Lay says asset sales to help boost Enron stock price

By the OGJ Online Staff

NEW YORK, Sept. 5, 2001 – Enron Corp. Chairman Ken Lay Wednesday sought to reassure Wall Street analysts and investors the company will do whatever is necessary to rebuild faith in its sagging stock price.

He said that includes divesting $4-5 billion in assets within 2 years, and doing a better job breaking down specific performance numbers on the energy conglomerate’s business units.

“We’re going to have a pretty interesting report card to show,” at year’s end, Lay told the Lehman Brothers Energy CEO Conference. Wall Street analysts have criticized the company for not detailing enough specifics about its operations.

Among the items Enron plans to unload in the near future include power plants on the US West Coast and India. Whether those asset sales will be enough to pull Enron back to highs of $80/share remain in doubt, although most analysts expect some kind of recovery. The stock was off $2.55 to $32.45 in mid-afternoon trading.

Lay said in a brief interview following his remarks that his primary message to Wall Street analysts is to look at the company’s track record: “sustained rapid growth in earnings of 20% and higher (per share) per year.”

The company’s stock had taken a major beating in the past several months because of the oversaturated broadband market in which Enron holds a sizeable stake. And an across the board depression in energy stocks helped drive stock prices down as well.

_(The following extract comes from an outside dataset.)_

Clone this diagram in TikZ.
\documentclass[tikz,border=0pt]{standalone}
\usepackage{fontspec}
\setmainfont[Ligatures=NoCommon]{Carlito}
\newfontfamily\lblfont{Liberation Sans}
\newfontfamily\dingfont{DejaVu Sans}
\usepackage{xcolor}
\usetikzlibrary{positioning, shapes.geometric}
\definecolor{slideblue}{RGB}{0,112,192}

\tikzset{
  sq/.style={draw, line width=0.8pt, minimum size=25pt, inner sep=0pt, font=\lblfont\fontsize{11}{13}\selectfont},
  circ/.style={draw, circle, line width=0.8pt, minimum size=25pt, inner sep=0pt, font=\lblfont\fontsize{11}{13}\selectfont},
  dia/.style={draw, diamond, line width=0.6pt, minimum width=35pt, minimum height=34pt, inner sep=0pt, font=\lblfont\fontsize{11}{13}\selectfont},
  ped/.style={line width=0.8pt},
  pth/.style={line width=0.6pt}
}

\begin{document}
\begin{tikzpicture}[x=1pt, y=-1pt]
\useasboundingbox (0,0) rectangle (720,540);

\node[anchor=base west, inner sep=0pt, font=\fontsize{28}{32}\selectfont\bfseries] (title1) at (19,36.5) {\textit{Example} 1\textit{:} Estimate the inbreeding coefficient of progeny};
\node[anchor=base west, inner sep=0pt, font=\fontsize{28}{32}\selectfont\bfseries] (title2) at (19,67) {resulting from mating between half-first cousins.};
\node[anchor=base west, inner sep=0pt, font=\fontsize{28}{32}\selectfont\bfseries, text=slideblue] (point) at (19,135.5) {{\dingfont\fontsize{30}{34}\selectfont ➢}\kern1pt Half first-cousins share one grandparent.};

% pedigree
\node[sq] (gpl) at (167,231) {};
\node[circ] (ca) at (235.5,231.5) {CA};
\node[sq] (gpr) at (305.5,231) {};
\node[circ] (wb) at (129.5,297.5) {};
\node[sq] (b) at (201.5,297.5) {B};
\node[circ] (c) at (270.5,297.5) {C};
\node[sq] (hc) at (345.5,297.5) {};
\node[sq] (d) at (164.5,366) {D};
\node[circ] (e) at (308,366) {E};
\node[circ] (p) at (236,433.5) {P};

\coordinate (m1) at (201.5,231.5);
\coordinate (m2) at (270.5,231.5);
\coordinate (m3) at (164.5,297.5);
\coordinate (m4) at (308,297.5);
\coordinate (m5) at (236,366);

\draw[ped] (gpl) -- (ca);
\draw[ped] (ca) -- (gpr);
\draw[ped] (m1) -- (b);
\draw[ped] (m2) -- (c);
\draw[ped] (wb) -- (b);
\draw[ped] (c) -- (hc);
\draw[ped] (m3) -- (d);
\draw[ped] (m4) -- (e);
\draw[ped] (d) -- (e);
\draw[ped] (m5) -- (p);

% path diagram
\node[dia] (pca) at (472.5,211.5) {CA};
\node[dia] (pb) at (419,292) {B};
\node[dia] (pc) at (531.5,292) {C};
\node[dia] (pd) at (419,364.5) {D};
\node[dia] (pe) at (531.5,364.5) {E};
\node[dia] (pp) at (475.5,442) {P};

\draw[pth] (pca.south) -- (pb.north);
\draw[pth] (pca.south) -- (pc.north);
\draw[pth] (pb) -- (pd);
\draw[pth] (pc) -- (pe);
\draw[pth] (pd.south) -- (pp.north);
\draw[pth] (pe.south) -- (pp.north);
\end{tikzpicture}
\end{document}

Adding insult to injury was the sudden and unexpected departure of Lay’s successor Jeff Skilling last month. Some analysts remain unsatisfied that Skilling left for purely personal reasons, and are waiting to see if more information materializes later that might have an impact on the company’s future performance.

Other Enron market watchers say that Enron’s board of directors may have demanded Skilling’s departure following the dramatic drops the stock price suffered after the bottom fell out of the broadband market.

“Maybe Skilling was too good a salesman,” noted one large institutional investor.

Lay in repeated interviews to the media has praised Skilling’s performance and offered no ulterior motives for his CEO’s quick exit other than for personal reasons.

In his remarks before Lehman Brothers, Lay however bluntly acknowledged that broadband services unit “obviously suffered a meltdown” which he attributed to the absence of creditworthy customers. But he added he expects the unit to regain strength within 2-3 years “and may become a significant area of growth for the company.”

Lay was particularly enthusiastic about what he sees as Enron’s growing role as a wholesale energy supplier nationwide. Enron said currently only about 25% of the US electric wholesale market is available to competition. (Gas wholesale markets are been open to interstate competition).

But recent action by the Federal Energy Regulatory Commission to move toward formation of four regional transmission organizations (RTOs) is “very favorable” and could open up the remaining 75% of the electric market to competition, Enron said. The company also said it hoped to expand its energy marketing presence in Europe, although energy restructuring of gas and electric market is “4-5 years behind the US.”

Lay later indicated in an interview that concerns over the botched restructuring of California’s electric wholesale and retail markets were unlikely to dampen wholesale and retail competition in other parts of the country.

“There is less pressure, less name calling” in California, he said, and now more time to get down to the business of fixing some of the fundamental problems that occurred in the past year, he said.